Firms must monitor the patent landscape and invest in R&D, often leveraging available tax credits, to maintain a competitive edge. Failing to anticipate or integrate relevant technological shifts can quickly render a product or service obsolete. This continuous pressure to innovate requires dedicated capital expenditure planning for technology upgrades.

Environmental (Ecological) Factors

Environmental factors focus on ecological and physical environment issues, including climate change, pollution, resource scarcity, and sustainability regulations. Growing regulatory pressure mandates specific emissions standards for manufacturing facilities, which increases operational costs. The increasing frequency of severe weather events introduces physical risk to supply chains and real estate assets, requiring robust disaster recovery plans.

Consumer and investor demand for Environmental, Social, and Governance (ESG) reporting pushes companies to adopt more sustainable practices. This often involves significant capital investment in renewable energy sources. This factor now directly influences access to capital, as many large institutional investors use ESG scores as a threshold for investment eligibility.

Legal Factors

Legal factors cover the specific laws, regulations, and judicial precedents that govern business operations, distinct from the broader policy focus of Political factors. This category includes anti-trust laws, consumer protection legislation, labor laws, and intellectual property rights. Compliance with international data regulations requires complex and expensive changes to data processing protocols for companies operating globally.

Labor standards dictate minimum wage, overtime, and record-keeping requirements, directly impacting payroll costs. The threat of patent infringement lawsuits necessitates robust legal departments and defensive patent strategies. These legal boundaries establish the minimum standards for operational conduct and carry severe financial penalties for non-compliance.
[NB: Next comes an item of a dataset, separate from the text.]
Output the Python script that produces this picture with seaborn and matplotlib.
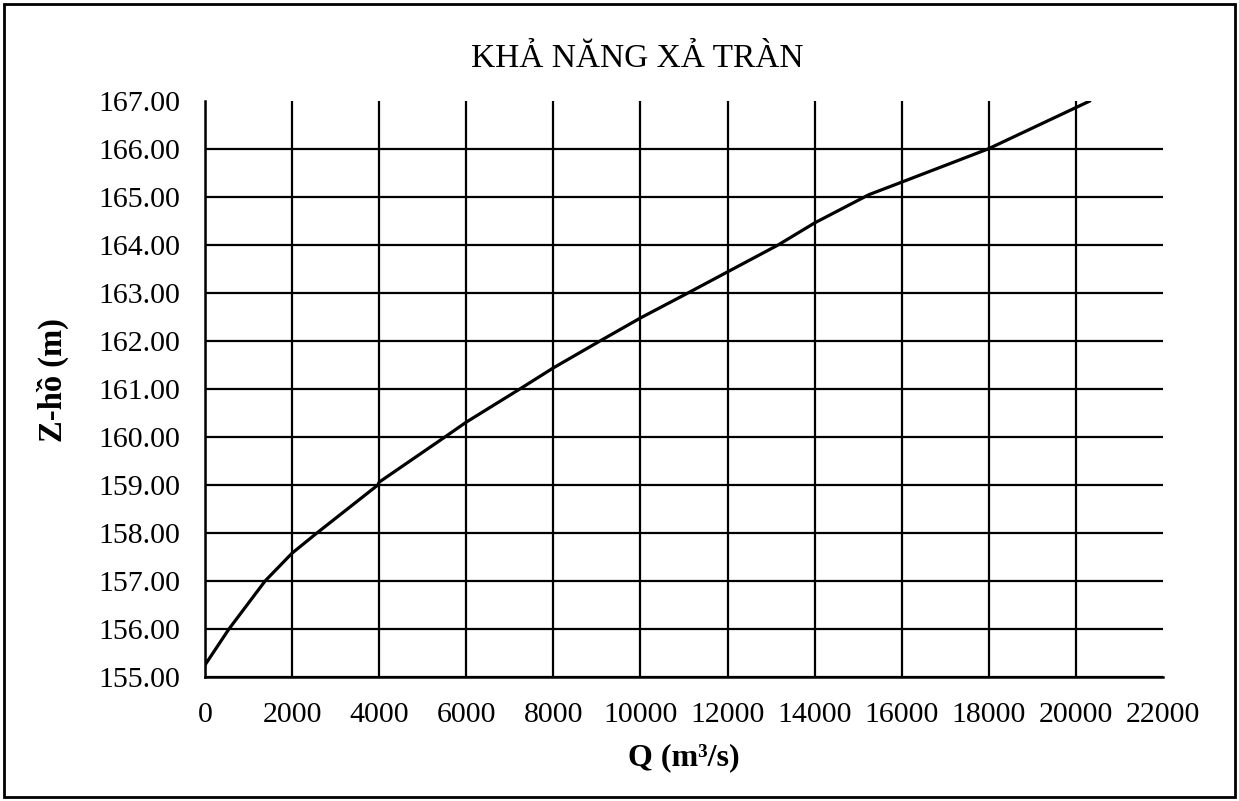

Understanding the Difference Between Macro and Micro Factors

The distinction between macro and micro environmental factors lies primarily in the scope of influence and the degree of control a firm can exert over them. Macro factors, defined by the PESTEL framework, are broad, external, and largely uncontrollable forces that affect all firms across multiple industries. These forces dictate the overall market climate, such as a systemic economic downturn affecting all sectors.
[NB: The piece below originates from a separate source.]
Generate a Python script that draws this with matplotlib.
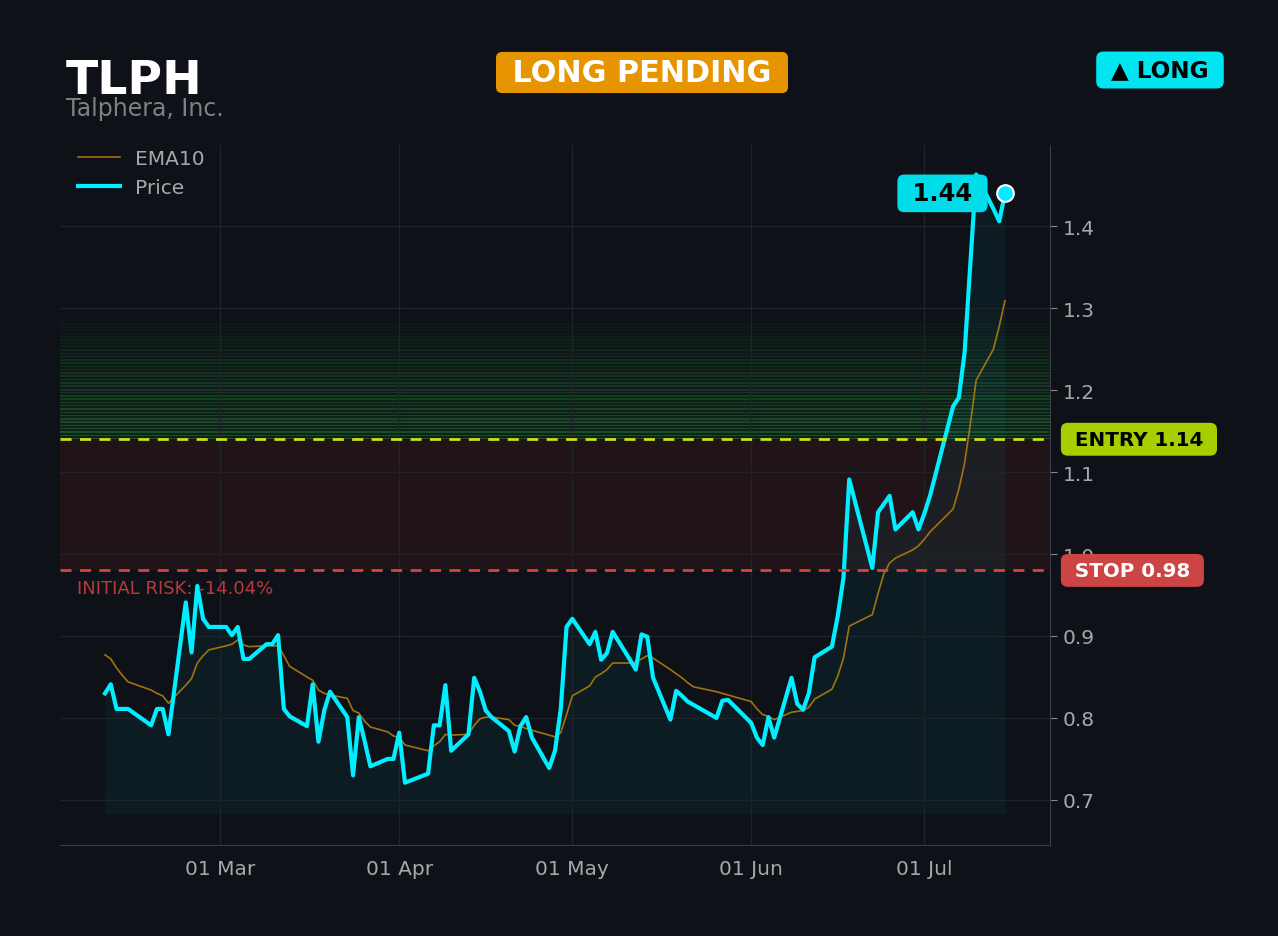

Micro environmental factors, by contrast, are immediate, industry-specific, and partially controllable, shaping the firm’s immediate competitive landscape. Key micro factors include the firm’s customers, competitors, suppliers, and marketing intermediaries. A firm can influence its suppliers through contract negotiations or its customers through targeted pricing strategies.

Macro analysis sets the stage by identifying overarching opportunities and threats, while micro analysis details the specific competitive maneuvering required within that context.

Integrating Macro Analysis into Strategic Planning

The primary function of macro environmental analysis is to serve as the external input for a firm’s strategic planning cycle. The PESTEL findings are directly channeled into the Opportunities and Threats sections of a comprehensive SWOT analysis. External developments, such as a favorable policy change or a new regulation, are cataloged as opportunities or threats, respectively.

This structured input enables robust scenario planning and financial forecasting, allowing management to model the impact of external developments on key performance indicators. If demographic data forecasts a decline in a specific customer segment, the firm can strategically reallocate capital to growth areas. Risk management protocols are fundamentally shaped by the Threats identified, creating contingency plans for events like supply chain disruption.

Translating external forces into internal strategy maintains the firm’s competitive relevance and mitigates exposure to systemic market risks. This requires continuous external monitoring, not just a one-time exercise for the annual strategy meeting.